Following the explosive growth of decentralized finance in the second half of 2020, we’re asking ourselves what the next chapter will look like. What would it take for DeFi to expand beyond crypto-native assets and communities and start eating financial services as we know it?
The second half of 2020 surpassed many of our expectations, and the market has only accelerated since then. Total value locked in DeFi rose from less than $1 billion at the start of June to $13 billion at the end of the year and over $27 billion since then. We saw a wave of yield farming and a rapid inflow of assets.
Perhaps more excitingly, we’ve started to see the foundations of a new financial system taking shape – with applications that enable everything from self-custodial exchanges to lending and borrowing, payments, portfolio management and insurance.

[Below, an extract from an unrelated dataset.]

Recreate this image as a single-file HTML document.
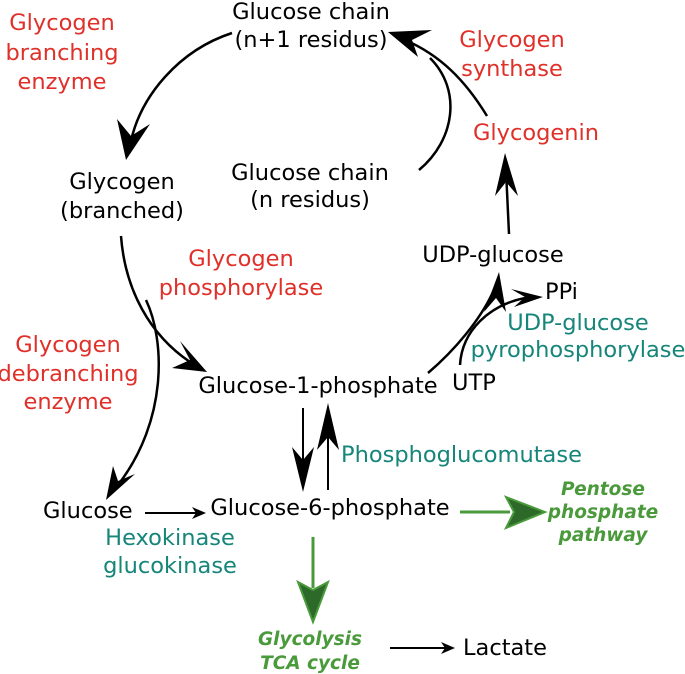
<!DOCTYPE html>
<html><head><meta charset="utf-8"><style>
html,body{margin:0;padding:0;background:#fff;}
svg{display:block;}
text{font-family:"DejaVu Sans","Liberation Sans",sans-serif;font-size:22.5px;}
.k{fill:#000}.r{fill:#e0302a}.t{fill:#16857a}
.g{fill:#4a9a3c;font-weight:bold;font-style:italic;font-size:18.5px}
</style></head><body>
<svg width="685" height="674" viewBox="0 0 685 674" xmlns="http://www.w3.org/2000/svg">
<g fill="none" stroke="#000" stroke-width="2.5">
<path d="M232,33 C180,50 140,95 130,145"/>
<path d="M487,116 C465,80 440,55 405,40"/>
<path d="M419,170 C455,140 462,90 430,58"/>
<path d="M509,234 C508,210 507,190 506,170"/>
<path d="M121,236 C125,290 150,335 190,362"/>
<path d="M146,300 C165,340 168,420 118,485"/>
<path d="M428,373 C455,350 480,320 493,292"/>
<path d="M460,365 C462,330 490,305 525,298"/>
<path d="M303,408 L303,475" stroke-width="2"/>
<path d="M328,490 L328,425" stroke-width="2"/>
<path d="M145,513 L200,513" stroke-width="2"/>
<path d="M390,648 L448,648" stroke-width="2"/>
</g>
<g fill="#000">
<polygon points="126,160 117,119 131,136 150,124"/>
<polygon points="388,32 432,30 412,40 418,57"/>
<polygon points="505,153 495,196 506,182 518,196"/>
<polygon points="207,372 172,368 190,360 180,341"/>
<polygon points="106,500 113,466 118,481 135,474"/>
<polygon points="499,272 484,312 496,298 506,312"/>
<polygon points="543,297 511,289 525,297 514,307"/>
<polygon points="303,492 292,447 303,460 314,447"/>
<polygon points="328,403 317,450 328,437 339,450"/>
<polygon points="206,513 192,507 196,513 192,519"/>
<polygon points="455,648 441,642 445,648 441,654"/>
</g>
<g fill="#2d6a2a" stroke="#4a9a3c" stroke-width="2">
<polygon points="545,512 506,497 514,512 506,528"/>
<polygon points="313,622 298,582 313,590 328,582"/>
</g>
<g stroke="#4a9a3c" stroke-width="3">
<line x1="460" y1="512" x2="510" y2="512"/>
<line x1="313" y1="537" x2="313" y2="588"/>
</g>
<g text-anchor="middle">
<text class="k" x="311" y="19">Glucose chain</text>
<text class="k" x="311" y="47">(n+1 residus)</text>
<text class="r" x="62" y="30">Glycogen</text>
<text class="r" x="62" y="60">branching</text>
<text class="r" x="62" y="89">enzyme</text>
<text class="r" x="512" y="47">Glycogen</text>
<text class="r" x="512" y="76">synthase</text>
<text class="r" x="536" y="140">Glycogenin</text>
<text class="k" x="122" y="189">Glycogen</text>
<text class="k" x="122" y="218">(branched)</text>
<text class="k" x="310" y="180">Glucose chain</text>
<text class="k" x="310" y="207">(n residus)</text>
<text class="k" x="493" y="262">UDP-glucose</text>
<text class="t" x="578" y="330">UDP-glucose</text>
<text class="t" x="578" y="357">pyrophosphorylase</text>
<text class="r" x="241" y="266">Glycogen</text>
<text class="r" x="241" y="295">phosphorylase</text>
<text class="r" x="68" y="352">Glycogen</text>
<text class="r" x="68" y="381">debranching</text>
<text class="r" x="68" y="409">enzyme</text>
<text class="k" x="318" y="393">Glucose-1-phosphate</text>
<text class="k" x="330" y="515">Glucose-6-phosphate</text>
<text class="t" x="170" y="545">Hexokinase</text>
<text class="t" x="170" y="573">glucokinase</text>
<text class="g" x="603" y="495">Pentose</text>
<text class="g" x="603" y="518">phosphate</text>
<text class="g" x="603" y="541">pathway</text>
<text class="g" x="310" y="645">Glycolysis</text>
<text class="g" x="310" y="669">TCA cycle</text>
</g>
<text class="k" x="545" y="299">PPi</text>
<text class="k" x="452" y="390">UTP</text>
<text class="t" x="341" y="462">Phosphoglucomutase</text>
<text class="k" x="43" y="518">Glucose</text>
<text class="k" x="463" y="655">Lactate</text>
</svg>
</body></html>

New forms of value are being created: not just the promise of yield in a low-rate environment but also access to financial services for crypto-exposed businesses and individuals and for the underbanked more generally.
Today, DeFi is the preserve of a small subset of crypto-native users and assets and is seen by its critics as the wild west.
The first iterations of decentralized exchanges were fraught with liquidity issues. Early adopters faced a significant lag in order matching, and token pairs were limited. Automated market makers and liquidity pools have become a widespread solution to this, with daily trading volumes on decentralized exchanges currently on the order of $2 billion – and DeFi projects continue to find innovative ways to incentivize the provision of liquidity. This will continue. For borrowers, we believe there remains a clear need to bring down collateralization requirements and indeed to use alternative forms of collateral.
Perhaps the greatest opportunity lies outside the universe of crypto-native assets. There are trillions of dollars of potential collateral up for grabs in real-world assets: Users want to borrow money against the assets that they already have and often cannot access the liquidity they need by conventional means. Tokenization of real-world assets can dramatically increase the size of the DeFi universe.
We are beginning to see crypto-native institutional investors seek higher yields via stablecoins. Many of these investors use centralized exchanges, at least initially, but a handful of institutional-focused self-custodial products has emerged. Regulatory scrutiny on DeFi is likely to increase as these services gain traction.
Meanwhile, regulators around the world have enacted stricter rules for virtual account service providers, such as centralized crypto exchanges.
The rise of crypto in the last decade has transformed the way we think about stores of value. The rise of DeFi in 2020 transformed the way we think about the future of financial services and true innovation in a space that changes very slowly. As the dust settles on a remarkable 2020, we now expect to see a massive increase in scale and professionalization as DeFi captures more regulatory and institutional attention.